Method	Description	Requires	Produces
`s.classify(text)`	Score text against 13-domain harm taxonomy	none	harm scores
`s.score(prompt, response)`	5-axis quality assessment (length, structure, anti-refusal, directness, relevance)	none	score result

These are static methods — they work without a loaded model and without a measured direction.

Reporting¶

Method	Description	Requires	Produces
`s.report(fmt="markdown")`	Generate report from audit results	audit_result	markdown or JSON string
`s.report_pdf()`	Generate PDF report from audit results	audit_result	PDF bytes

report() accepts "markdown" or "dict" format. report_pdf() returns raw PDF bytes.

Prerequisite chain¶

The dependency graph between tools:

model (always available)
  |
  +-- measure() --> direction
  |     |
  |     +-- probe(prompt)
  |     +-- scan(content)
  |     +-- steer(prompt)
  |     +-- cast(prompt)
  |     +-- sic(prompts)
  |     +-- evaluate()
  |     +-- cut() --> modified_model
  |           |
  |           +-- export(path)
  |
  +-- detect()
  +-- audit() --> audit_result
  |     |
  |     +-- report()
  |     +-- report_pdf()
  |
  +-- jailbreak()

(no prerequisites)
  +-- classify(text)
  +-- score(prompt, response)

If a tool's prerequisite is not met, calling it will auto-trigger the prerequisite. For example, s.probe("test") will call s.measure() first if no direction exists.

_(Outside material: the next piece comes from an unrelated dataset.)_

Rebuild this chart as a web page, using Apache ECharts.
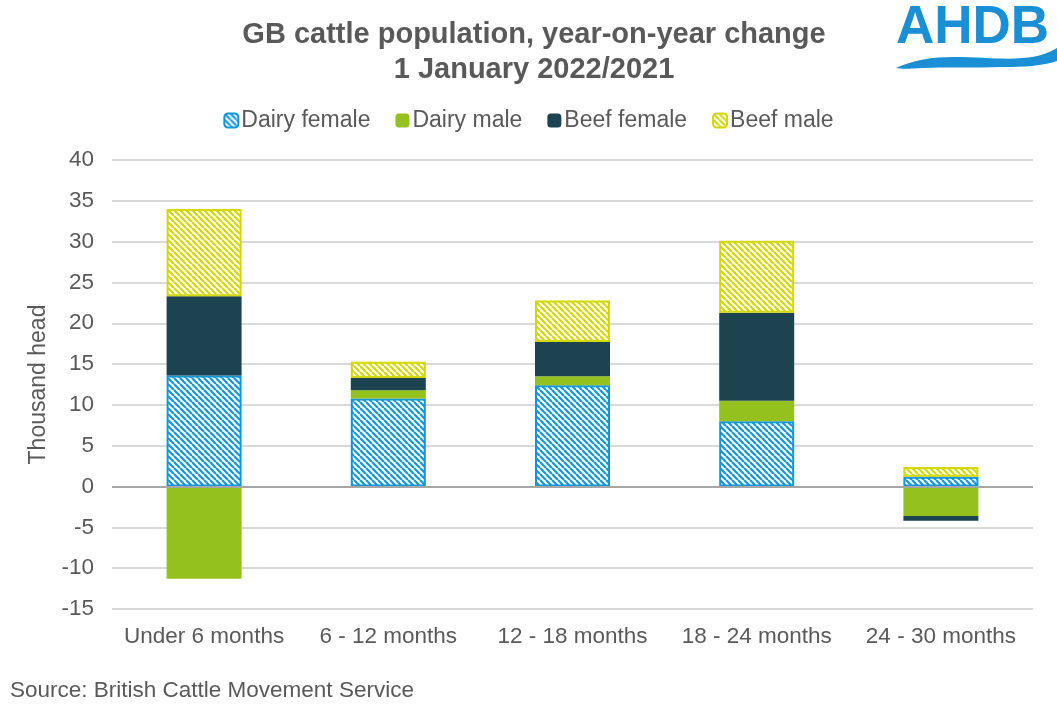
<!DOCTYPE html>
<html>
<head>
    <meta charset="utf-8">
    <title>GB cattle population</title>
    <script src="https://cdn.jsdelivr.net/npm/echarts@6/dist/echarts.min.js"></script>
    <style>
        body { margin: 0; background: #fff; }
        #main { width: 1057px; height: 708px; }
    </style>
</head>
<body>
<div id="main"></div>
<script type="text/javascript">
    // data (thousand head)
    var categories = ['Under 6 months', '6 - 12 months', '12 - 18 months', '18 - 24 months', '24 - 30 months'];
    var dairyFemale = [13.6, 10.8, 12.4, 8.0, 1.2];
    var dairyMale = [-11.3, 1.0, 1.1, 2.5, -3.6];
    var beefFemale = [9.7, 1.5, 4.2, 10.8, -0.6];
    var beefMale = [10.7, 2.0, 5.1, 8.8, 1.2];
    var yTicks = { min: -15, max: 40, step: 5 };

    var blue = '#1097d9', green = '#95c11f', navy = '#1e4350', yellow = '#d3d800';

    // striped fill like the excel pattern fill
    function stripes(col) {
        var c = document.createElement('canvas');
        c.width = 6; c.height = 6;
        var ctx = c.getContext('2d');
        ctx.fillStyle = '#fff';
        ctx.fillRect(0, 0, 6, 6);
        ctx.strokeStyle = col;
        ctx.lineWidth = 2.2;
        ctx.beginPath();
        for (var k = -6; k <= 12; k += 6) {
            ctx.moveTo(k, 0);
            ctx.lineTo(k + 6, 6);
        }
        ctx.stroke();
        return { image: c, repeat: 'repeat' };
    }

    // swoosh under the logo text
    var waveSvg = '<svg xmlns="http://www.w3.org/2000/svg" width="164" height="24">' +
        '<path d="M3 20 C20 12 40 9 60 9 C90 9 110 12 130 10 C145 9 156 5 164 0 L164 13 C150 18 130 19 110 19 C80 20 50 19 30 20 C15 21 8 21 3 20 Z" fill="#1a8fd6"/></svg>';
    var waveUrl = 'data:image/svg+xml;charset=utf-8,' + encodeURIComponent(waveSvg);

    var myChart = echarts.init(document.getElementById('main'));
    var font = 'Liberation Sans, Arial, sans-serif';
    var grey = '#595959';

    var option = {
        animation: false,
        textStyle: { fontFamily: font },
        title: {
            text: 'GB cattle population, year-on-year change\n1 January 2022/2021',
            left: 529, top: 12, textAlign: 'center',
            textStyle: { fontSize: 29, fontWeight: 'bold', color: grey, lineHeight: 35, fontFamily: font }
        },
        legend: {
            top: 104, left: 'center', itemGap: 25,
            itemWidth: 14, itemHeight: 14,
            textStyle: { fontSize: 23, color: grey, fontFamily: font, padding: [0, 0, 0, -2] },
            data: ['Dairy female', 'Dairy male', 'Beef female', 'Beef male']
        },
        grid: { left: 112, right: 24, top: 160, bottom: 99, containLabel: false },
        xAxis: {
            type: 'category',
            data: categories,
            axisLine: { show: false },
            axisTick: { show: false },
            axisLabel: { fontSize: 22.5, color: grey, margin: 16, interval: 0 }
        },
        yAxis: {
            type: 'value',
            min: yTicks.min, max: yTicks.max, interval: yTicks.step,
            name: 'Thousand head', nameLocation: 'middle', nameGap: 56,
            nameTextStyle: { fontSize: 23, color: grey },
            axisLine: { show: false },
            axisTick: { show: false },
            axisLabel: { fontSize: 22.5, color: grey, margin: 18 },
            splitLine: { lineStyle: { color: '#d9d9d9', width: 2 } }
        },
        series: [
            {
                name: 'Dairy female', type: 'bar', stack: 'a', barWidth: 75,
                data: dairyFemale,
                itemStyle: { color: stripes(blue), borderColor: blue, borderWidth: 2 },
                markLine: {
                    silent: true, symbol: 'none', label: { show: false },
                    lineStyle: { color: '#a6a6a6', width: 2, type: 'solid' },
                    data: [{ yAxis: 0 }]
                }
            },
            {
                name: 'Dairy male', type: 'bar', stack: 'a', barWidth: 75,
                data: dairyMale,
                itemStyle: { color: green }
            },
            {
                name: 'Beef female', type: 'bar', stack: 'a', barWidth: 75,
                data: beefFemale,
                itemStyle: { color: navy }
            },
            {
                name: 'Beef male', type: 'bar', stack: 'a', barWidth: 75,
                data: beefMale,
                itemStyle: { color: stripes(yellow), borderColor: yellow, borderWidth: 2 }
            }
        ],
        graphic: [
            {
                type: 'text', left: 10, top: 679,
                style: { text: 'Source: British Cattle Movement Service', fontSize: 22.5, fill: grey, fontFamily: font }
            },
            // AHDB logo
            {
                type: 'text', left: 896, top: 2,
                style: { text: 'AHDB', fontSize: 53, fontWeight: 'bold', fill: '#1a8fd6', fontFamily: font }
            },
            {
                type: 'image', left: 893, top: 48,
                style: { image: waveUrl, width: 164, height: 24 }
            }
        ]
    };
    myChart.setOption(option);
</script>
</body>
</html>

Prerequisite tracking — the Session knows which operations depend on which results. You do not need to manually manage the order — if you call a tool that needs a direction, the Session measures one first. This makes programmatic use forgiving: you can call what you need, and dependencies resolve automatically.

Authoritative source¶

This page is a reference summary. The code and its docstrings in vauban/session.py are the authoritative source for method signatures, parameter types, return types, and behavioral details. When this page and the code disagree, the code is correct.